Her name is Kay, and she’s my mother-in-law, and without a doubt she’s the happiest person I’ve ever had the privilege to know. Kay’s happiness is contagious. There would have to be ice flowing in your veins not to break into a grin when Kay enters the room. Over the years as my mother-in-law has been deeply transformed by the grace of Jesus Christ, a sincere and powerful love for people has grown inside her, a cheerful love that embraces all and disarms all. Whether Kay’s changing a baby’s diaper or greeting one of the great potentates of industry (and she does both regularly), the same hearty chuckle wells up from within. And you can’t help but smile along.
The first half of today’s proverb is one of the most quoted of all the Proverbs, and its verity is universally recognized. Cheerfulness is good for the body. It’s healthy to be happy. The second half of the proverb, though not as well known, nonetheless does contain an equally recognized psychological principal. A crushed spirit or melancholy disposition will tend to manifest itself in physical infirmity. However, please remember that the proverbs are to be interpreted as principles, and not as promises. Cheerful people do become ill, and depressed people can be (otherwise) physically healthy. But those exceptions merely serve to prove the general rule that “a merry heart doeth good like a medicine.”

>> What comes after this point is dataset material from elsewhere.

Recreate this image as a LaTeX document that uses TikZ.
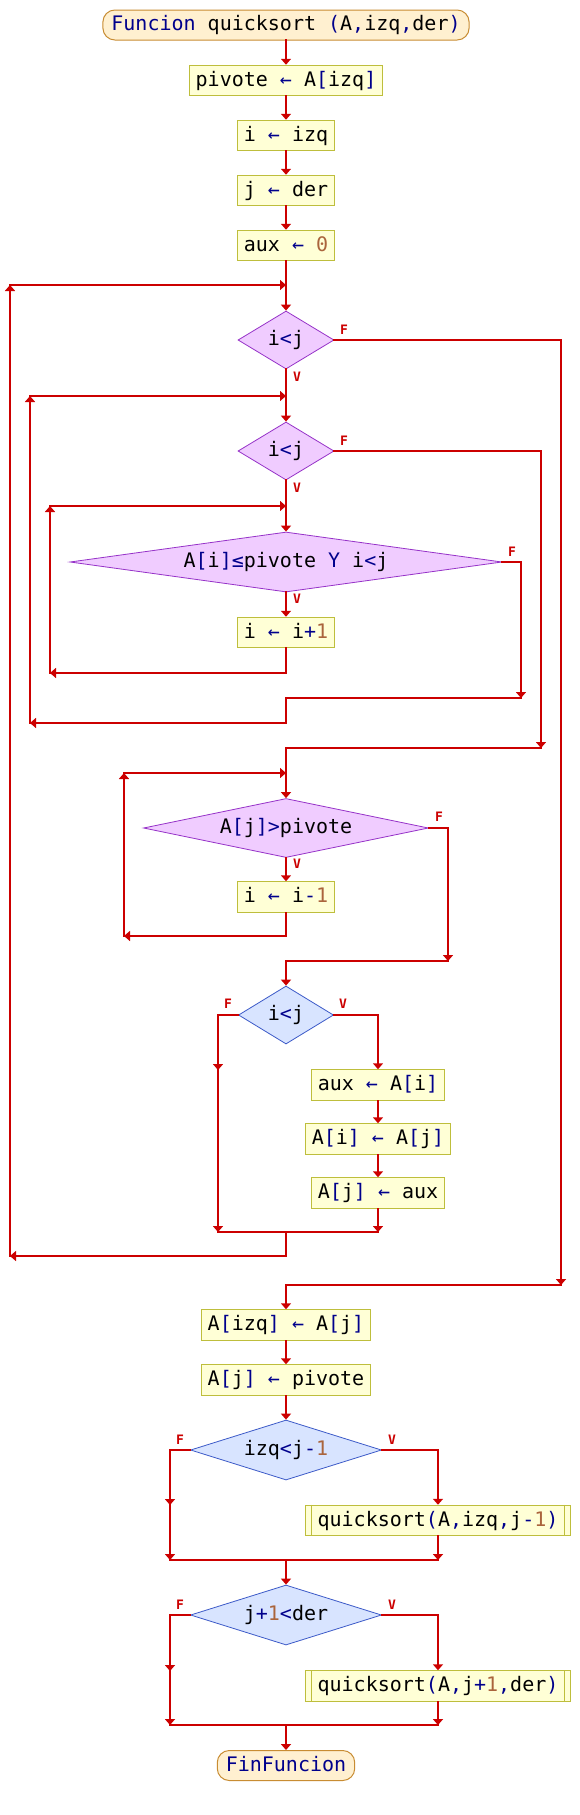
\documentclass[tikz,border=0pt]{standalone}
\usepackage{fontspec}
\usetikzlibrary{shapes.geometric,arrows.meta}
\newfontfamily\monof{DejaVu Sans Mono}
\newcommand{\mainf}{\monof\fontsize{20}{24}\selectfont}
\newcommand{\labfont}{\monof\bfseries\fontsize{13}{14}\selectfont}
\definecolor{navyc}{RGB}{0,0,140}
\definecolor{numc}{RGB}{170,100,60}
\definecolor{linec}{RGB}{204,0,0}
\definecolor{procF}{RGB}{255,255,214}
\definecolor{procB}{RGB}{190,190,60}
\definecolor{termF}{RGB}{255,240,208}
\definecolor{termB}{RGB}{200,140,50}
\definecolor{loopF}{RGB}{240,204,255}
\definecolor{loopB}{RGB}{150,50,200}
\definecolor{ifF}{RGB}{216,228,255}
\definecolor{ifB}{RGB}{60,90,200}
\newcommand{\nv}[1]{\textcolor{navyc}{#1}}
\newcommand{\nm}[1]{\textcolor{numc}{#1}}
\begin{document}
\begin{tikzpicture}[x=1pt,y=-1pt,
  conn/.style={draw=linec, line width=2.4pt, line cap=rect},
  arr/.style={conn, -{Triangle[width=10pt,length=6pt]}},
  proc/.style={draw=procB, fill=procF, line width=1pt, inner xsep=6.5pt, inner ysep=4.75pt, text height=16pt, text depth=5pt, font=\mainf},
  subp/.style={proc, inner xsep=11.6pt},
  term/.style={draw=termB, fill=termF, line width=1pt, rounded corners=12pt, inner xsep=8.5pt, inner ysep=4.5pt, text height=16pt, text depth=5pt, font=\mainf},
  loopd/.style={diamond, draw=loopB, fill=loopF, line width=0.8pt, inner sep=0pt, text height=16pt, text depth=5pt, font=\mainf},
  ifd/.style={diamond, draw=ifB, fill=ifF, line width=0.8pt, inner sep=0pt, text height=16pt, text depth=5pt, font=\mainf},
  lab/.style={text=linec, font=\labfont, inner sep=0pt},
]
\fill[white] (0,0) rectangle (580,1815);
\useasboundingbox (0,0) rectangle (580,1815);

% nodes
\node[term] (start) at (286,25) {\nv{Funcion} quicksort \nv{(}A\nv{,}izq\nv{,}der\nv{)}};
\node[proc] (p1) at (286,80.5) {pivote \nv{←} A\nv{[}izq\nv{]}};
\node[proc] (p2) at (286,135.5) {i \nv{←} izq};
\node[proc] (p3) at (286,190.5) {j \nv{←} der};
\node[proc] (p4) at (286,245.5) {aux \nv{←} \nm{0}};
\node[loopd, minimum width=96pt, minimum height=58pt, aspect=1.65] (d1) at (286,340) {i\nv{<}j};
\node[loopd, minimum width=96pt, minimum height=58pt, aspect=1.65] (d2) at (286,451) {i\nv{<}j};
\node[loopd, minimum width=432pt, minimum height=60pt, aspect=7] (d3) at (286,562) {A\nv{[}i\nv{]}\nv{≤}pivote \nv{Y} i\nv{<}j};
\node[proc] (p5) at (286,632.5) {i \nv{←} i\nv{+}\nm{1}};
\node[loopd, minimum width=285pt, minimum height=59pt, aspect=4.8] (d4) at (286,828) {A\nv{[}j\nv{]}\nv{>}pivote};
\node[proc] (p6) at (286,897) {i \nv{←} i\nv{-}\nm{1}};
\node[ifd, minimum width=95pt, minimum height=58pt, aspect=1.65] (d5) at (286,1015) {i\nv{<}j};
\node[proc] (p7) at (378,1085) {aux \nv{←} A\nv{[}i\nv{]}};
\node[proc] (p8) at (378,1139) {A\nv{[}i\nv{]} \nv{←} A\nv{[}j\nv{]}};
\node[proc] (p9) at (378,1193) {A\nv{[}j\nv{]} \nv{←} aux};
\node[proc] (p10) at (286,1325) {A\nv{[}izq\nv{]} \nv{←} A\nv{[}j\nv{]}};
\node[proc] (p11) at (286,1380) {A\nv{[}j\nv{]} \nv{←} pivote};
\node[ifd, minimum width=191pt, minimum height=60pt, aspect=3.2] (d6) at (286,1450) {izq\nv{<}j\nv{-}\nm{1}};
\node[subp] (q1) at (438,1520.5) {quicksort\nv{(}A\nv{,}izq\nv{,}j\nv{-}\nm{1}\nv{)}};
\node[ifd, minimum width=191pt, minimum height=60pt, aspect=3.2] (d7) at (286,1615) {j\nv{+}\nm{1}\nv{<}der};
\node[subp] (q2) at (438,1686) {quicksort\nv{(}A\nv{,}j\nv{+}\nm{1}\nv{,}der\nv{)}};
\node[term] (fin) at (286,1765.5) {\nv{FinFuncion}};

\foreach \q in {q1,q2}{
  \draw[procB, line width=1pt] ([xshift=6pt]\q.north west) -- ([xshift=6pt]\q.south west);
  \draw[procB, line width=1pt] ([xshift=-6pt]\q.north east) -- ([xshift=-6pt]\q.south east);
}

% coordinates
\coordinate (c1a) at (286,1256); \coordinate (c1b) at (10,1256);
\coordinate (c1c) at (10,285);   \coordinate (c1d) at (286,285);
\coordinate (c2a) at (286,723);  \coordinate (c2b) at (30,723);
\coordinate (c2c) at (30,396);   \coordinate (c2d) at (286,396);
\coordinate (c3a) at (286,673);  \coordinate (c3b) at (50,673);
\coordinate (c3c) at (50,506);   \coordinate (c3d) at (286,506);
\coordinate (c4a) at (286,936);  \coordinate (c4b) at (124,936);
\coordinate (c4c) at (124,773);  \coordinate (c4d) at (286,773);
\coordinate (f1a) at (561,340);  \coordinate (f1b) at (561,1285); \coordinate (f1c) at (286,1285);
\coordinate (f2a) at (541,451);  \coordinate (f2b) at (541,748);  \coordinate (f2c) at (286,748);
\coordinate (f3a) at (521,562);  \coordinate (f3b) at (521,698);  \coordinate (f3c) at (286,698);
\coordinate (f4a) at (448,828);  \coordinate (f4b) at (448,961);  \coordinate (f4c) at (286,961);
\coordinate (f5a) at (218,1015); \coordinate (f5b) at (218,1070); \coordinate (f5c) at (218,1232);
\coordinate (v5a) at (378,1015); \coordinate (v5c) at (378,1232); \coordinate (j5) at (286,1232);
\coordinate (f6a) at (170,1450); \coordinate (f6b) at (170,1505); \coordinate (f6c) at (170,1560);
\coordinate (v6a) at (438,1450); \coordinate (v6c) at (438,1560); \coordinate (j6) at (286,1560);
\coordinate (f7a) at (170,1615); \coordinate (f7b) at (170,1671); \coordinate (f7c) at (170,1725);
\coordinate (v7a) at (438,1615); \coordinate (v7c) at (438,1725); \coordinate (j7) at (286,1725);

% main chain
\draw[arr] (start.south) -- (p1.north);
\draw[arr] (p1.south) -- (p2.north);
\draw[arr] (p2.south) -- (p3.north);
\draw[arr] (p3.south) -- (p4.north);
\draw[arr] (p4.south) -- (d1.north);
\draw[arr] (d1.south) -- (d2.north);
\draw[arr] (d2.south) -- (d3.north);
\draw[arr] (d3.south) -- (p5.north);
% inner loop 3
\draw[arr] (p5.south) -- (c3a) -- (c3b);
\draw[arr] (c3b) -- (c3c);
\draw[arr] (c3c) -- (c3d);
% d3 false -> loop 2 back
\draw[arr] (d3.east) -- (f3a) -- (f3b);
\draw[arr] (f3b) -- (f3c) -- (c2a) -- (c2b);
\draw[arr] (c2b) -- (c2c);
\draw[arr] (c2c) -- (c2d);
% d2 false
\draw[arr] (d2.east) -- (f2a) -- (f2b);
\draw[arr] (f2b) -- (f2c) -- (d4.north);
% loop 4
\draw[arr] (d4.south) -- (p6.north);
\draw[arr] (p6.south) -- (c4a) -- (c4b);
\draw[arr] (c4b) -- (c4c);
\draw[arr] (c4c) -- (c4d);
% d4 false
\draw[arr] (d4.east) -- (f4a) -- (f4b);
\draw[arr] (f4b) -- (f4c) -- (d5.north);
% d5
\draw[arr] (d5.west) -- (f5a) -- (f5b);
\draw[arr] (f5b) -- (f5c);
\draw[arr] (d5.east) -- (v5a) -- (p7.north);
\draw[arr] (p7.south) -- (p8.north);
\draw[arr] (p8.south) -- (p9.north);
\draw[arr] (p9.south) -- (v5c);
\draw[conn] (f5c) -- (v5c);
% loop 1 back
\draw[arr] (j5) -- (c1a) -- (c1b);
\draw[arr] (c1b) -- (c1c);
\draw[arr] (c1c) -- (c1d);
% d1 false
\draw[arr] (d1.east) -- (f1a) -- (f1b);
\draw[arr] (f1b) -- (f1c) -- (p10.north);
\draw[arr] (p10.south) -- (p11.north);
\draw[arr] (p11.south) -- (d6.north);
% d6
\draw[arr] (d6.west) -- (f6a) -- (f6b);
\draw[arr] (f6b) -- (f6c);
\draw[arr] (d6.east) -- (v6a) -- (q1.north);
\draw[arr] (q1.south) -- (v6c);
\draw[conn] (f6c) -- (v6c);
\draw[arr] (j6) -- (d7.north);
% d7
\draw[arr] (d7.west) -- (f7a) -- (f7b);
\draw[arr] (f7b) -- (f7c);
\draw[arr] (d7.east) -- (v7a) -- (q2.north);
\draw[arr] (q2.south) -- (v7c);
\draw[conn] (f7c) -- (v7c);
\draw[arr] (j7) -- (fin.north);

% labels
\node[lab] (lF1) at (344,330) {F};
\node[lab] (lV1) at (297,377) {V};
\node[lab] (lF2) at (344,441) {F};
\node[lab] (lV2) at (297,488) {V};
\node[lab] (lF3) at (512,552) {F};
\node[lab] (lV3) at (297,599) {V};
\node[lab] (lF4) at (439,817) {F};
\node[lab] (lV4) at (297,864) {V};
\node[lab] (lF5) at (228,1004) {F};
\node[lab] (lV5) at (343,1004) {V};
\node[lab] (lF6) at (180,1440) {F};
\node[lab] (lV6) at (392,1440) {V};
\node[lab] (lF7) at (180,1605) {F};
\node[lab] (lV7) at (392,1605) {V};
\end{tikzpicture}
\end{document}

Pharmacists of Cheerfulness
Granted, we come into this world with variations in temperament. Some people tend toward cheerfulness, while others tend toward melancholy. I count myself in that latter group! That’s why I need people like Kay in my life. We need those pharmacists of the merry heart to dispense the good medicine of cheerfulness for its psychological as well as physical benefits. To the reader who would describe herself or himself as a melancholy, I urge you to prayerfully and intentionally seek out friendships with Christian brothers and sisters who have the merry heart. We need them!
Christ’s Joy and Our Responsibility
Jesus said in John 15:11, “These things have I spoken unto you, that my joy might remain in you, and that your joy might be full.” This verse is found in the context of Jesus telling the disciples that He is the True Vine, and we are the branches. In a vital, dynamic relationship of faith with the Son of God, His joy overflows to us.

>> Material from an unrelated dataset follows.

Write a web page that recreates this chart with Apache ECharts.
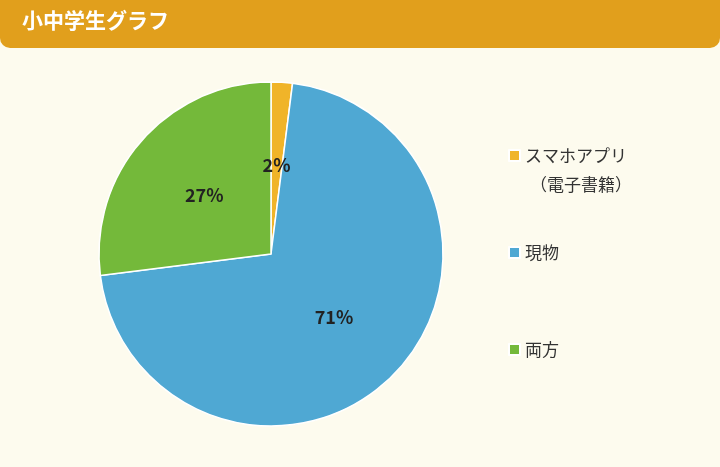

However, to return to the metaphor of the pharmacy, it’s our responsibility to drop off the Rx and pick up the meds. Is the marrow drying from your bones? Take some time alone with Jesus. Remember, re-claim, and re-apply the promises of the gospel to your life. Make a list of the things that are good in your life, for which you are grateful to God. Pray for a fresh anointing of His joy.
For further study, order yourself a copy of Dr. David Martyn Lloyd-Jones’ Spiritual Depression: Its Causes and Cure.
Father God: I pray for the reader whose spirit is broken, and the marrow of joy has dried within. Touch the reader with the unconditional love of the Lord Jesus, and renew his or her joy this day. May cheerful, Godly laughter overflow. Through Christ our Lord, Amen.